Mark Glaser :Mark Glaser is founder and executive director of MediaShift. He contributes regularly to Digital Content Next’s InContext site and newsletter. Glaser is a longtime freelance journalist whose career includes columns on hip-hop, reviews of videogames, travel stories, and humor columns that poked fun at the titans of technology. From 2001 to 2005, he wrote a weekly column for USC Annenberg School of Communication's Online Journalism Review. Glaser has written essays for Harvard's Nieman Reports and the website for the Yale Center for Globalization. Glaser has written columns on the Internet and technology for the Los Angeles Times, CNET and HotWired, and has written features for the New York Times, Conde Nast Traveler, Entertainment Weekly, the San Jose Mercury News, and many other publications. He was the lead writer for the Industry Standard's award-winning "Media Grok" daily email newsletter during the dot-com heyday, and was named a finalist for a 2004 Online Journalism Award in the Online Commentary category for his OJR column. Glaser won the Innovation Journalism Award in 2010 from the Stanford Center for Innovation and Communication. Glaser received a Bachelor of Journalism and Bachelor of Arts in English at the University of Missouri at Columbia, and currently lives in San Francisco with his wife Renee and his two sons, Julian and Everett. Glaser has been a guest on PBS' "Newshour," NPR's "Talk of the Nation," KALW's "Media Roundtable" and TechTV's "Silicon Spin." He has given keynote speeches at Independent Television Service's (ITVS) Diversity Retreat and the College Media Assocation's national convention. He has been part of the lecture/concert series at Yale Law School and Arkansas State University, and has moderated many industry panels. He spoke in May 2013 to the Maui Business Brainstormers about the "Digital Media Revolution." To inquire about speaking opportunities, please use the site's Contact Form.

View Comments (35)

  • Hi,

    I guess they will do this sooner or later anyway.

    I mean youtube has to make revenue somehow. But maybe they should share the revenue with their users.

    Revver does this.

    steve

  • HI

    for some reason my post i just make disapeared.
    I guess i would still keep using youtube. And they have to earn revenue somehow. Maybe they should share the revenue with their user base.

    I mean revver does this.

    steve

  • HI

    for some reason my post i just make disapeared.
    I guess i would still keep using youtube. And they have to earn revenue somehow. Maybe they should share the revenue with their user base.

    I mean revver does this.

    steve

  • HI

    for some reason my post i just make disapeared.
    I guess i would still keep using youtube. And they have to earn revenue somehow. Maybe they should share the revenue with their user base.

    I mean revver does this.

    steve

  • Guess I'm a little late for this, but...

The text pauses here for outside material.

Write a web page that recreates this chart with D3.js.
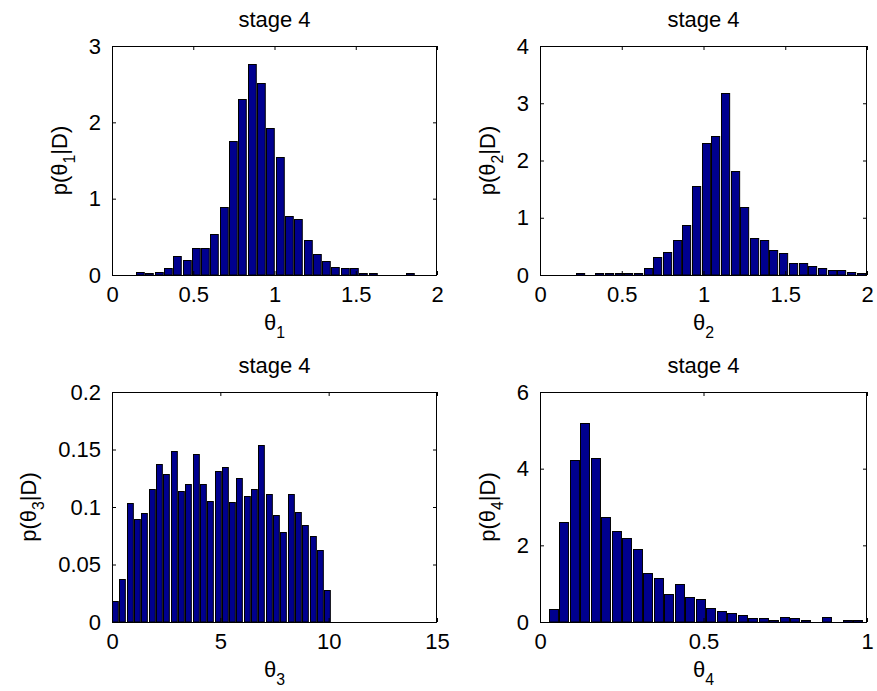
<!DOCTYPE html>
<html>
<head>
<meta charset="utf-8">
<script src="https://cdn.jsdelivr.net/npm/d3@7"></script>
<style>
  body { margin: 0; background: #fff; }
  svg { display: block; font-family: "Liberation Sans", Arial, Helvetica, sans-serif; }
</style>
</head>
<body>
<svg id="chart" width="877" height="691"></svg>
<script>
// Bin centres and densities

const theta1Centers = [0.176, 0.233, 0.291, 0.348, 0.405, 0.463, 0.520, 0.577, 0.634, 0.692,
    0.749, 0.806, 0.864, 0.921, 0.978, 1.035, 1.093, 1.150, 1.207, 1.265,
    1.322, 1.379, 1.436, 1.494, 1.551, 1.608, 1.666, 1.723, 1.780, 1.838];
const theta1Density = [0.044, 0.02, 0.044, 0.09, 0.25, 0.20, 0.36, 0.36, 0.54, 0.89,
    1.75, 2.30, 2.77, 2.52, 1.93, 1.55, 0.775, 0.73, 0.46, 0.27,
    0.18, 0.11, 0.09, 0.09, 0.02, 0.02, 0, 0, 0, 0.02];

const theta2Centers = [0.249, 0.308, 0.367, 0.427, 0.486, 0.545, 0.604, 0.663, 0.723, 0.782,
    0.841, 0.900, 0.959, 1.019, 1.078, 1.137, 1.196, 1.255, 1.315, 1.374,
    1.433, 1.492, 1.551, 1.611, 1.670, 1.729, 1.788, 1.847, 1.907, 1.966];
const theta2Density = [0.035, 0, 0.035, 0.035, 0.035, 0.035, 0.035, 0.13, 0.31, 0.40,
    0.62, 0.88, 1.55, 2.31, 2.43, 3.18, 1.82, 1.18, 0.64, 0.61,
    0.43, 0.39, 0.21, 0.21, 0.16, 0.13, 0.09, 0.09, 0.06, 0.03];

const theta3Centers = [0.169, 0.507, 0.845, 1.183, 1.521, 1.859, 2.197, 2.535, 2.873, 3.211,
    3.549, 3.887, 4.225, 4.563, 4.901, 5.239, 5.577, 5.915, 6.253, 6.591,
    6.929, 7.267, 7.605, 7.943, 8.281, 8.619, 8.957, 9.295, 9.633, 9.971];
const theta3Density = [0.018, 0.037, 0.1035, 0.0898, 0.0945, 0.1157, 0.137, 0.129, 0.149, 0.114,
    0.120, 0.146, 0.120, 0.105, 0.131, 0.135, 0.104, 0.125, 0.110, 0.116,
    0.1535, 0.111, 0.093, 0.078, 0.111, 0.096, 0.084, 0.075, 0.063, 0.028];

const theta4Centers = [0.043, 0.075, 0.107, 0.139, 0.171, 0.204, 0.236, 0.268, 0.300, 0.332,
    0.364, 0.396, 0.428, 0.460, 0.492, 0.525, 0.557, 0.589, 0.621, 0.653,
    0.685, 0.717, 0.749, 0.781, 0.813, 0.846, 0.878, 0.910, 0.942, 0.974];
const theta4Density = [0.34, 2.60, 4.23, 5.19, 4.28, 2.73, 2.37, 2.18, 1.91, 1.28,
    1.14, 0.73, 1.00, 0.645, 0.60, 0.375, 0.28, 0.235, 0.19, 0.096,
    0.096, 0.05, 0.14, 0.096, 0.05, 0, 0.14, 0, 0.05, 0.05];

// tick values and labels
const xTicks1 = [0, 0.5, 1, 1.5, 2];
const xTicks3 = [0, 5, 10, 15];
const xTicks4 = [0, 0.5, 1];
const yTicks1 = [0, 1, 2, 3];
const yTicks2 = [0, 1, 2, 3, 4];
const yTicks3 = [0, 0.05, 0.1, 0.15, 0.2];
const yTicks4 = [0, 2, 4, 6];

const titleText = "stage 4";
const subscripts = ["1", "2", "3", "4"];

const svg = d3.select("#chart");
const FONT = 22;
const barFill = "#00008f";

const panels = [
    { centers: theta1Centers, vals: theta1Density, xt: xTicks1, yt: yTicks1, sub: subscripts[0], left: 112, top: 46, w: 325, h: 229 },
    { centers: theta2Centers, vals: theta2Density, xt: xTicks1, yt: yTicks2, sub: subscripts[1], left: 540, top: 46, w: 327, h: 229 },
    { centers: theta3Centers, vals: theta3Density, xt: xTicks3, yt: yTicks3, sub: subscripts[2], left: 112, top: 392, w: 325, h: 230 },
    { centers: theta4Centers, vals: theta4Density, xt: xTicks4, yt: yTicks4, sub: subscripts[3], left: 540, top: 392, w: 327, h: 230 }
];

panels.forEach((p, i) => {
    const g = svg.append("g").attr("transform", `translate(${p.left},${p.top})`);

    const x = d3.scaleLinear().domain(d3.extent(p.xt)).range([0, p.w]);
    const y = d3.scaleLinear().domain(d3.extent(p.yt)).range([p.h, 0]);
    const binW = p.centers[1] - p.centers[0];

    // clip bars to the axes box
    g.append("clipPath").attr("id", "clip" + i)
        .append("rect").attr("width", p.w).attr("height", p.h);

    const bins = p.centers.map((c, k) => ({ c: c, v: p.vals[k] }));

    g.append("g").attr("clip-path", `url(#clip${i})`)
        .selectAll("rect")
        .data(bins)
        .join("rect")
        .attr("x", d => Math.round(x(d.c - binW / 2)) + 0.5)
        .attr("width", d => Math.max(0, x(d.c + binW / 2) - x(d.c - binW / 2) - 1.5))
        .attr("y", d => Math.round(y(d.v)) + 0.5)
        .attr("height", d => Math.max(0, y(0) - Math.round(y(d.v)) - 0.5))
        .attr("fill", barFill)
        .attr("stroke", "#000")
        .attr("stroke-width", 1);

    // axes with inward ticks on all four sides
    const tickLen = 4;
    const bottom = g.append("g").attr("transform", `translate(0,${p.h})`)
        .call(d3.axisBottom(x).tickValues(p.xt).tickSizeInner(-tickLen).tickSizeOuter(0).tickPadding(14).tickFormat(d3.format("~g")));
    const topAx = g.append("g")
        .call(d3.axisTop(x).tickValues(p.xt).tickSizeInner(-tickLen).tickSizeOuter(0).tickFormat(""));
    const leftAx = g.append("g")
        .call(d3.axisLeft(y).tickValues(p.yt).tickSizeInner(-tickLen).tickSizeOuter(0).tickPadding(11).tickFormat(d3.format("~g")));
    const rightAx = g.append("g").attr("transform", `translate(${p.w},0)`)
        .call(d3.axisRight(y).tickValues(p.yt).tickSizeInner(-tickLen).tickSizeOuter(0).tickFormat(""));

    [bottom, topAx, leftAx, rightAx].forEach(a => {
        a.select(".domain").remove();
        a.selectAll("line").attr("stroke", "#000");
        a.selectAll("text").attr("fill", "#000").attr("font-size", FONT).attr("font-family", null);
    });
    bottom.selectAll("text").attr("dy", "0.71em").attr("y", 11);

    g.append("rect")
        .attr("x", 0.5).attr("y", 0.5)
        .attr("width", p.w - 1).attr("height", p.h)
        .attr("fill", "none").attr("stroke", "#000").attr("stroke-width", 1);

    // title
    g.append("text")
        .attr("x", p.w / 2).attr("y", -19)
        .attr("text-anchor", "middle").attr("font-size", FONT)
        .text(titleText);

    // x label θ with subscript
    const xl = g.append("text")
        .attr("x", p.w / 2).attr("y", p.h + 55)
        .attr("text-anchor", "middle").attr("font-size", FONT);
    xl.append("tspan").text("θ");
    xl.append("tspan").attr("font-size", FONT * 0.72).attr("dy", 8).text(p.sub);

    // y label p(θ_i|D), placed left of the widest tick label
    const maxW = d3.max(leftAx.selectAll("text").nodes(), n => n.getComputedTextLength());
    const lx = -7 - maxW - 26;
    const yl = g.append("text")
        .attr("transform", `translate(${lx},${p.h / 2}) rotate(-90)`)
        .attr("text-anchor", "middle").attr("font-size", FONT);
    yl.append("tspan").text("p(θ");
    yl.append("tspan").attr("font-size", FONT * 0.72).attr("dy", 8).text(p.sub);
    yl.append("tspan").attr("dy", -8).text("|D)");
});
</script>
</body>
</html>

    I just started watching videos on Youtube a few months ago, and it seems a lot of the videos I pick to watch have these ads. It's extremely annoying.
    The in-video ads are for the same item that already has an advertisement on the side of the page-if I didn't click on it when it's right there next to the video, I'm not going to click on it if it pops up on the video.
    Also, at least for some of the advertisements, both the in-video ad, and the ad next to the video, slow the video istelf down so much that I completely lose interrest, and stop watching. I've noticed this with a few ads for companies - the toyota ads seem to be the worst, but not the only ones. If the ad slows my video to a point that I can't watch, the only thing I remember about it is how aggrivating it was, not how great the product might be that's being advertised.
    And, finally, I can't tell which videos have the ads, and which don't. Youtube should at least give a warning to let us know, before jsut springing them onto us. "This video contains advertisements," or something like that would be nice, so I can choose whether or not watching the video is worth my having to see an ad.
    I thought I would be watching videos on Youtube a lot, but the ads just make me avoid it unless there's something I truly want to see. Even then, I have to think about it.

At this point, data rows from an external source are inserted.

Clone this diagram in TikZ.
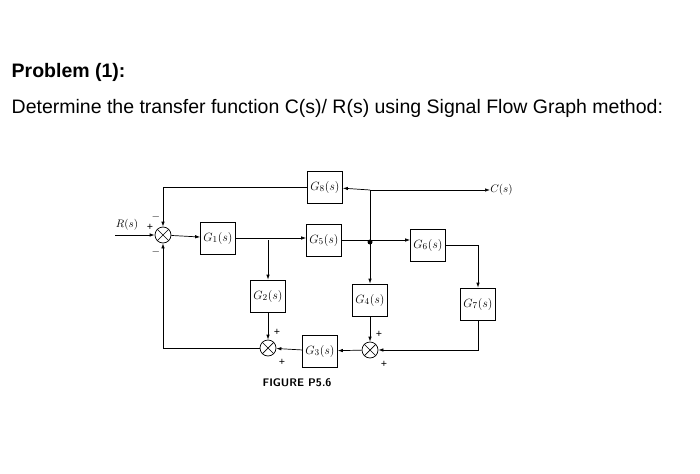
\documentclass[tikz,border=0pt]{standalone}
\usepackage{fontspec}
\setmainfont{Liberation Sans}
\newfontfamily\diag{Liberation Serif}
\usetikzlibrary{arrows.meta}
\begin{document}
\begin{tikzpicture}[x=1pt,y=-1pt, line width=0.7pt,
  blk/.style={draw, minimum width=35pt, minimum height=32pt, inner sep=0pt, font=\fontsize{12.5}{12.5}\selectfont},
  sumj/.style={draw, circle, minimum size=16pt, inner sep=0pt,
    path picture={\draw (path picture bounding box.south west)--(path picture bounding box.north east)
      (path picture bounding box.north west)--(path picture bounding box.south east);}},
  sig/.style={-{Latex[length=5pt,width=3.5pt]}},
  sgn/.style={font=\diag\fontsize{11}{11}\selectfont\bfseries, inner sep=0pt},
  lbl/.style={font=\fontsize{11}{11}\selectfont, inner sep=0pt}]
\useasboundingbox (0,0) rectangle (700,473);
\node[anchor=west, font=\bfseries\fontsize{19.5}{19.5}\selectfont] (t1) at (8,72) {Problem (1):};
\node[anchor=west, font=\fontsize{19.5}{19.5}\selectfont] (t2) at (8,108) {Determine the transfer function C(s)/ R(s) using Signal Flow Graph method:};

\node[sumj] (s1) at (163,235) {};
\node[sumj] (s2) at (268,348) {};
\node[sumj] (s3) at (370,350) {};
\node[blk] (g1) at (218,238) {$G_1(s)$};
\node[blk] (g5) at (324,240) {$G_5(s)$};
\node[blk] (g6) at (428,245) {$G_6(s)$};
\node[blk] (g8) at (325,187) {$G_8(s)$};
\node[blk] (g2) at (268,296) {$G_2(s)$};
\node[blk] (g4) at (370,300) {$G_4(s)$};
\node[blk] (g7) at (478,304) {$G_7(s)$};
\node[blk] (g3) at (320,351) {$G_3(s)$};
\node[lbl, anchor=west] (cs) at (490,190) {$C(s)$};
\node[lbl] (rs) at (127,225) {$R(s)$};
\coordinate (rin) at (115,235);
\coordinate (b1) at (268,240);
\coordinate (b2) at (370,190);
\fill (370,242) circle (2.5pt);

\draw[sig] (rin) -- (s1);
\draw[sig] (s1) -- (g1);
\draw[sig] (g1.east) -- (g5.west |- g1.east);
\draw[sig] (b1) -- (g2);
\draw[sig] (g5.east) -| (g4.north) ;
\draw[sig] (g5.east -| g4) -- (g6.west |- g5.east);
\draw[sig] (b2) -- (cs.west);
\draw[sig] (b2) -- (g8);
\draw[sig] (g8) -| (s1);
\draw[sig] (g6.east) -| (g7);
\draw[sig] (g7) |- (s3);
\draw[sig] (g4) -- (s3);
\draw[sig] (s3) -- (g3);
\draw[sig] (g3) -- (s2);
\draw[sig] (g2) -- (s2);
\draw[sig] (s2) -| (s1);
\draw (b2) -- (370,242);

\node[sgn] (p1) at (150,227) {+};
\node[sgn] (m1) at (156,217) {$-$};
\node[sgn] (m2) at (156,252) {$-$};
\node[sgn] (p2) at (277,332) {+};
\node[sgn] (p3) at (282,362) {+};
\node[sgn] (p4) at (379,334) {+};
\node[sgn] (p5) at (384,364) {+};
\node[font=\bfseries\fontsize{11}{11}\selectfont\sffamily] (fig) at (297,383) {FIGURE P5.6};
\end{tikzpicture}
\end{document}
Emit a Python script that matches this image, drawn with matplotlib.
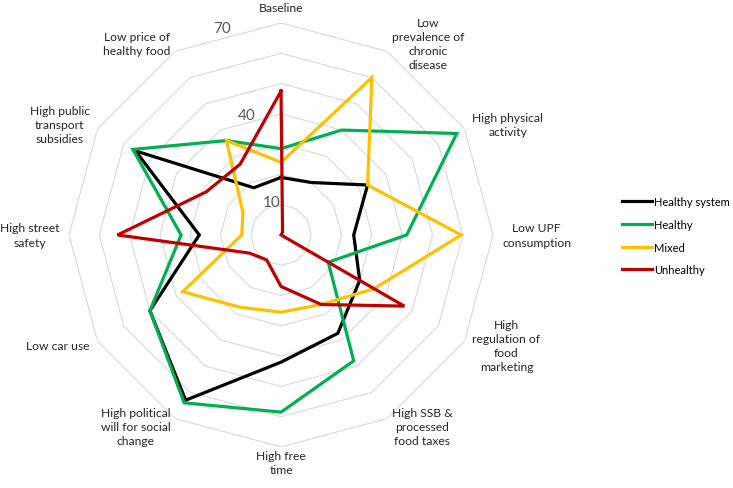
import matplotlib
matplotlib.use("Agg")
import matplotlib.pyplot as plt
import numpy as np

plt.rcParams['font.family'] = ['Lato', 'DejaVu Sans']

categories = ["Baseline",
              "Low\nprevalence of\nchronic\ndisease",
              "High physical\nactivity",
              "Low UPF\nconsumption",
              "High\nregulation of\nfood\nmarketing",
              "High SSB &\nprocessed\nfood taxes",
              "High free\ntime",
              "High political\nwill for social\nchange",
              "Low car use",
              "High street\nsafety",
              "High public\ntransport\nsubsidies",
              "Low price of\nhealthy food"]

healthy_system = [19, 20, 33, 24, 30, 37.5, 42, 63, 50, 27, 55.5, 18]
healthy = [28.5, 40, 67, 41.5, 18, 48, 58.5, 64, 50, 33, 56.5, 36]
mixed = [24, 60, 33, 59.5, 35.5, 26.5, 25.5, 27.5, 37.5, 13, 14.5, 36]
unhealthy = [47.5, 1, 0, 0, 47, 26.5, 17, 9.5, 12, 54, 28.5, 27]

series_names = ["Healthy system", "Healthy", "Mixed", "Unhealthy"]
series_colors = ["#000000", "#00B050", "#FFC000", "#C00000"]

grid_levels = [10, 20, 30, 40, 50, 60, 70]
tick_labels = [10, 40, 70]

fig = plt.figure(figsize=(7.33, 4.89), dpi=100)
ax = fig.add_axes([0.0942, 0.0839, 0.5784, 0.8671], projection='polar')
ax.set_theta_offset(np.pi / 2)
ax.set_theta_direction(-1)

n = len(categories)
angles = np.linspace(0, 2 * np.pi, n, endpoint=False)
closed = np.append(angles, angles[0])

# polygon grid like excel
for lev in grid_levels:
    ax.plot(closed, [lev] * (n + 1), color='#d9d9d9', lw=0.8, zorder=1)

data = [healthy_system, healthy, mixed, unhealthy]
for vals, name, col in zip(data, series_names, series_colors):
    v = list(vals) + [vals[0]]
    ax.plot(closed, v, color=col, lw=2.3, label=name, zorder=3,
            solid_joinstyle='miter', clip_on=False)

ax.set_ylim(0, 70)
ax.grid(False)
ax.set_xticks([])
ax.set_yticks([])
ax.spines['polar'].set_visible(False)

for t in tick_labels:
    ax.text(np.deg2rad(-16), t + 1.2, str(t), ha='center', va='center',
            fontsize=11, color='#595959')

for ang, lab in zip(angles, categories):
    s = np.sin(ang)
    if abs(s) < 0.01:
        ha = 'center'
        r = 75
    elif s > 0:
        ha = 'left'
        r = 73
    else:
        ha = 'right'
        r = 73
    ax.text(ang, r, lab, ha=ha, va='center', multialignment='center',
            fontsize=8.7, color='#262626', linespacing=1.35)

fig.legend(loc='center left', bbox_to_anchor=(0.848, 0.516), frameon=False,
           fontsize=8, handlelength=2.7, handletextpad=0.2,
           labelspacing=1.05, borderpad=0, borderaxespad=0)

fig.savefig('out.png', dpi=100)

  • It's very simple... Ads before or after content are fine, but there must be a way to forward it to the end quickly or stop it by the user's request. Most of the time, the transport buttons are disabled when the ads run. They need to give the user the ability to stop the ad and play the content that they want to see. That's all.

  • I would stop using Youtube. I moved to primarily using my PC for entertainment needs in part because I am absolutely fed up of 5 minute ad breaks on TV!.

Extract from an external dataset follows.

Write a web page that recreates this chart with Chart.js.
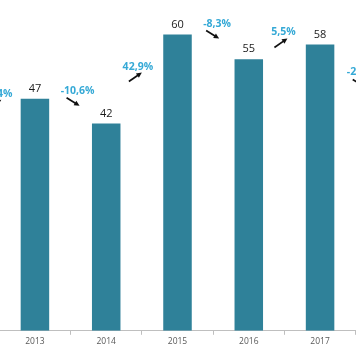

    ADVERTISEMENTS ARE ANNOYING. Your the leading brand. If I want your goddamn product I'll probably end up buying it regardless so stop bombarding the human race with pointless money wasting dross advertisements for products the vast bulk of humanity neither needs nor wants.

  • I personally think TV has been destroyed by advertising I cant stand to watch anything on TV any more because of 4 mins of content followed by 10 mins of advertising...and most news sites on the internet suck really bad now because of repetitive adds, just to watch their short news videos you have to watch the same dam add over each time..and as for you tube Ill drop it like the plague once it becomes another medium for repetitive advertising..and google has made so much money on regular advertising why would they even need to bombard the populace with slimy video adds they dont need the money that bad...come on now really all you people here who say its ok for some adds you got to be kidding advertising "sucks" period and no one wants it and those who say its ok have got do be NUTS...

  • This is unacceptable behaviour from youtube. This relentless drive to turn the internet into nothing more than a marketing tool is destroying the content. Youtube is now flooded with 'promotional' garbage and finding the videos you actually want to see is becoming increasingly had as google attempts cater your searches and views in line with some advertising demographic.

    Youtube/google will destroy itself with its own greed. It is just a matter of time.

  • OH SHUT UP! ALL OF YOU! THIS IS THE INTERNET NOT TV! AND TV HAS BEEN RUINED! WITH 60 ADS FOR A 30MIN SHOW! HOW MANY FUCKING ADS DO YOU NEED ON YOUTUBE! YOU HAVE THOSE ANNOYING POPUP ADS THEN YOU HAVE THE SIDE AD THEN YOU WANT TO DO THESE ROLL ADS FUCKING GAY! ALOT OF PEOPLE WILL BE FUCKING PISSED! THEN THAT ANNOYING SHIT AT THE BOTTOM! STOP FUCKING WITH IT! TOO MUCH CHANGE IS A BAD THING!